-- begin Dataset excerpt --
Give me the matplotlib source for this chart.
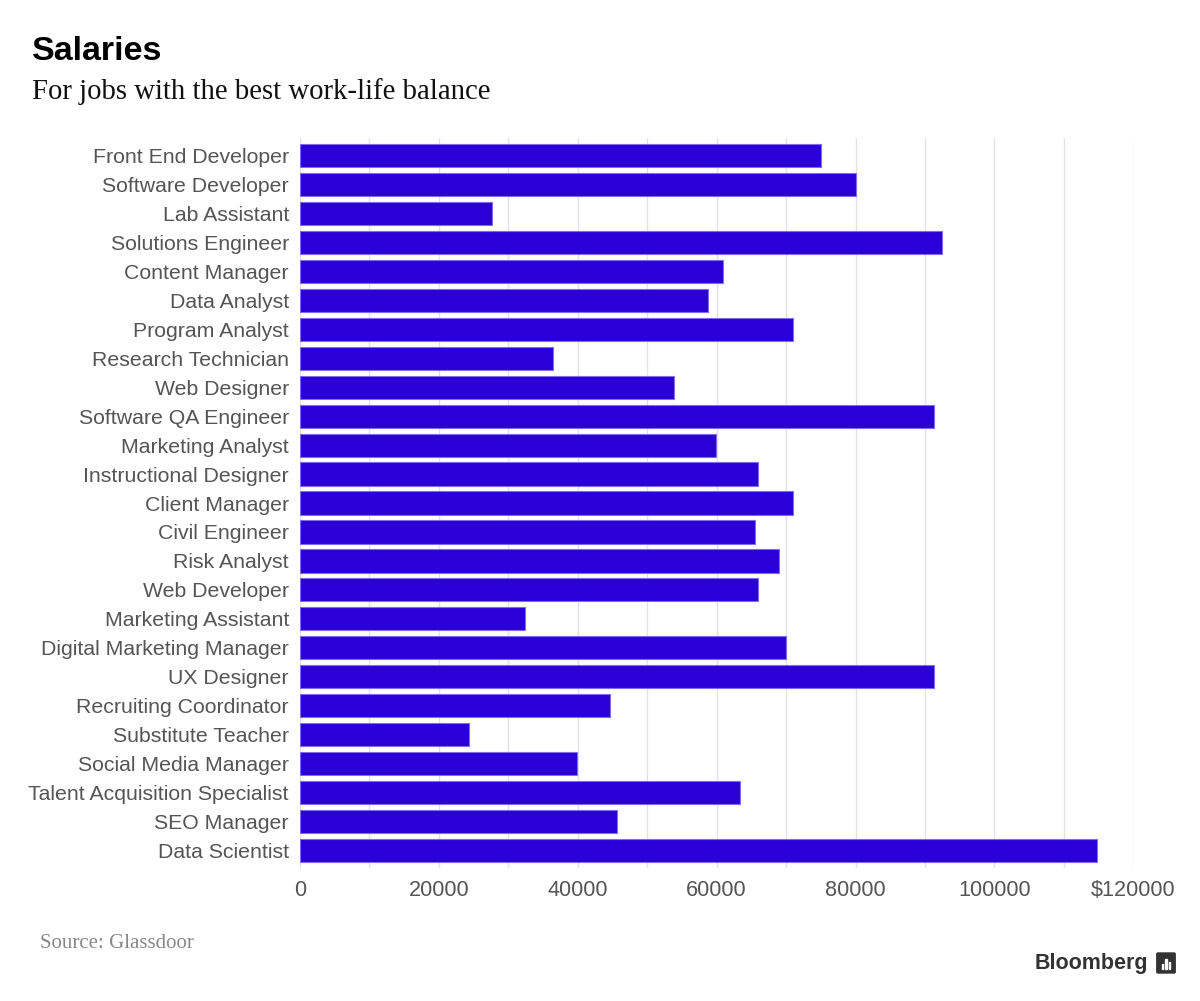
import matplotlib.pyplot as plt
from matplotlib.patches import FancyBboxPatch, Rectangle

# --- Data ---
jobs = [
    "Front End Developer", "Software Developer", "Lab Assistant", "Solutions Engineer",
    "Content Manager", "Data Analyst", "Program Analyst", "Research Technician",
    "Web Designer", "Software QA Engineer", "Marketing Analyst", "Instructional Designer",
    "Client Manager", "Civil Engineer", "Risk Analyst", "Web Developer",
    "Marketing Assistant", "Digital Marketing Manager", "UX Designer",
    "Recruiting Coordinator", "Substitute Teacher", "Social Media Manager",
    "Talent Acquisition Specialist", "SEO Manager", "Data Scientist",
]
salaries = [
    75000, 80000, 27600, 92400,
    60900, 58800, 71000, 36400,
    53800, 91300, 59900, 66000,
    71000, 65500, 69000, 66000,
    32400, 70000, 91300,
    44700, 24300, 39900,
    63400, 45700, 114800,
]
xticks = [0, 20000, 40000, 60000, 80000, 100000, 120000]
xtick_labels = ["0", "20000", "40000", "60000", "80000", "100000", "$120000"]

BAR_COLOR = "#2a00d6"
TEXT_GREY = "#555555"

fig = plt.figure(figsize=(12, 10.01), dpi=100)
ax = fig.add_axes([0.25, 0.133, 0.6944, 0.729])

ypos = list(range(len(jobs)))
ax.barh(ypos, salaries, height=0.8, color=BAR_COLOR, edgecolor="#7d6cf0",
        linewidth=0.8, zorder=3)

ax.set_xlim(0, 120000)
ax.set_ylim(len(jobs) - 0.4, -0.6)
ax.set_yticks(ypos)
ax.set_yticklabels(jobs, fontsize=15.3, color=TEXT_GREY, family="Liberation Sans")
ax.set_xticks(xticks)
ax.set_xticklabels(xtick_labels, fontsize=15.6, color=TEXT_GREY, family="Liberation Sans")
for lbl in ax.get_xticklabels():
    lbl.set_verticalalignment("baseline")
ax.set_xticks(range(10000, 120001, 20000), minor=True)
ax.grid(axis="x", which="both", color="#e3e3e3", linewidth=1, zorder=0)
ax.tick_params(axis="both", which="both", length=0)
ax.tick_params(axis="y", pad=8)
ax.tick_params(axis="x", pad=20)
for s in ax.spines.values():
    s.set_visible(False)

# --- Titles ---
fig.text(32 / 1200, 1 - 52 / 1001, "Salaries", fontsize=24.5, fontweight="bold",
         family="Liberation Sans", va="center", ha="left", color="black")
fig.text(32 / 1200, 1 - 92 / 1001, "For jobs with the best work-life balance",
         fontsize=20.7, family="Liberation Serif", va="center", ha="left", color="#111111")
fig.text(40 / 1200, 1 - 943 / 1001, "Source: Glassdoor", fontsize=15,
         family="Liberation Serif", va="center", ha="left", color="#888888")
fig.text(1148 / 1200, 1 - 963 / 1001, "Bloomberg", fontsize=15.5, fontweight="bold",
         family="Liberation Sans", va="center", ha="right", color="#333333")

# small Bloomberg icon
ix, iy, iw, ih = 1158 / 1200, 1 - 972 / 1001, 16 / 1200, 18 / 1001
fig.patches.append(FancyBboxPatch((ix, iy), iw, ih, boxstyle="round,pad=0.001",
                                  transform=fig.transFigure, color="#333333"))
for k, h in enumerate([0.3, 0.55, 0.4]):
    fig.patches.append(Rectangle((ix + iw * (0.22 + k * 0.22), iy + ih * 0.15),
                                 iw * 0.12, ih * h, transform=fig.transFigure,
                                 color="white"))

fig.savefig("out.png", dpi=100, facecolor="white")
-- end Dataset excerpt --
Working from the material above, transcribe it exactly while omitting pictures.

* _Answer_:
Give me the matplotlib source for this chart.
import matplotlib.pyplot as plt
from matplotlib.patches import FancyBboxPatch, Rectangle

# --- Data ---
jobs = [
    "Front End Developer", "Software Developer", "Lab Assistant", "Solutions Engineer",
    "Content Manager", "Data Analyst", "Program Analyst", "Research Technician",
    "Web Designer", "Software QA Engineer", "Marketing Analyst", "Instructional Designer",
    "Client Manager", "Civil Engineer", "Risk Analyst", "Web Developer",
    "Marketing Assistant", "Digital Marketing Manager", "UX Designer",
    "Recruiting Coordinator", "Substitute Teacher", "Social Media Manager",
    "Talent Acquisition Specialist", "SEO Manager", "Data Scientist",
]
salaries = [
    75000, 80000, 27600, 92400,
    60900, 58800, 71000, 36400,
    53800, 91300, 59900, 66000,
    71000, 65500, 69000, 66000,
    32400, 70000, 91300,
    44700, 24300, 39900,
    63400, 45700, 114800,
]
xticks = [0, 20000, 40000, 60000, 80000, 100000, 120000]
xtick_labels = ["0", "20000", "40000", "60000", "80000", "100000", "$120000"]

BAR_COLOR = "#2a00d6"
TEXT_GREY = "#555555"

fig = plt.figure(figsize=(12, 10.01), dpi=100)
ax = fig.add_axes([0.25, 0.133, 0.6944, 0.729])

ypos = list(range(len(jobs)))
ax.barh(ypos, salaries, height=0.8, color=BAR_COLOR, edgecolor="#7d6cf0",
        linewidth=0.8, zorder=3)

ax.set_xlim(0, 120000)
ax.set_ylim(len(jobs) - 0.4, -0.6)
ax.set_yticks(ypos)
ax.set_yticklabels(jobs, fontsize=15.3, color=TEXT_GREY, family="Liberation Sans")
ax.set_xticks(xticks)
ax.set_xticklabels(xtick_labels, fontsize=15.6, color=TEXT_GREY, family="Liberation Sans")
for lbl in ax.get_xticklabels():
    lbl.set_verticalalignment("baseline")
ax.set_xticks(range(10000, 120001, 20000), minor=True)
ax.grid(axis="x", which="both", color="#e3e3e3", linewidth=1, zorder=0)
ax.tick_params(axis="both", which="both", length=0)
ax.tick_params(axis="y", pad=8)
ax.tick_params(axis="x", pad=20)
for s in ax.spines.values():
    s.set_visible(False)

# --- Titles ---
fig.text(32 / 1200, 1 - 52 / 1001, "Salaries", fontsize=24.5, fontweight="bold",
         family="Liberation Sans", va="center", ha="left", color="black")
fig.text(32 / 1200, 1 - 92 / 1001, "For jobs with the best work-life balance",
         fontsize=20.7, family="Liberation Serif", va="center", ha="left", color="#111111")
fig.text(40 / 1200, 1 - 943 / 1001, "Source: Glassdoor", fontsize=15,
         family="Liberation Serif", va="center", ha="left", color="#888888")
fig.text(1148 / 1200, 1 - 963 / 1001, "Bloomberg", fontsize=15.5, fontweight="bold",
         family="Liberation Sans", va="center", ha="right", color="#333333")

# small Bloomberg icon
ix, iy, iw, ih = 1158 / 1200, 1 - 972 / 1001, 16 / 1200, 18 / 1001
fig.patches.append(FancyBboxPatch((ix, iy), iw, ih, boxstyle="round,pad=0.001",
                                  transform=fig.transFigure, color="#333333"))
for k, h in enumerate([0.3, 0.55, 0.4]):
    fig.patches.append(Rectangle((ix + iw * (0.22 + k * 0.22), iy + ih * 0.15),
                                 iw * 0.12, ih * h, transform=fig.transFigure,
                                 color="white"))

fig.savefig("out.png", dpi=100, facecolor="white")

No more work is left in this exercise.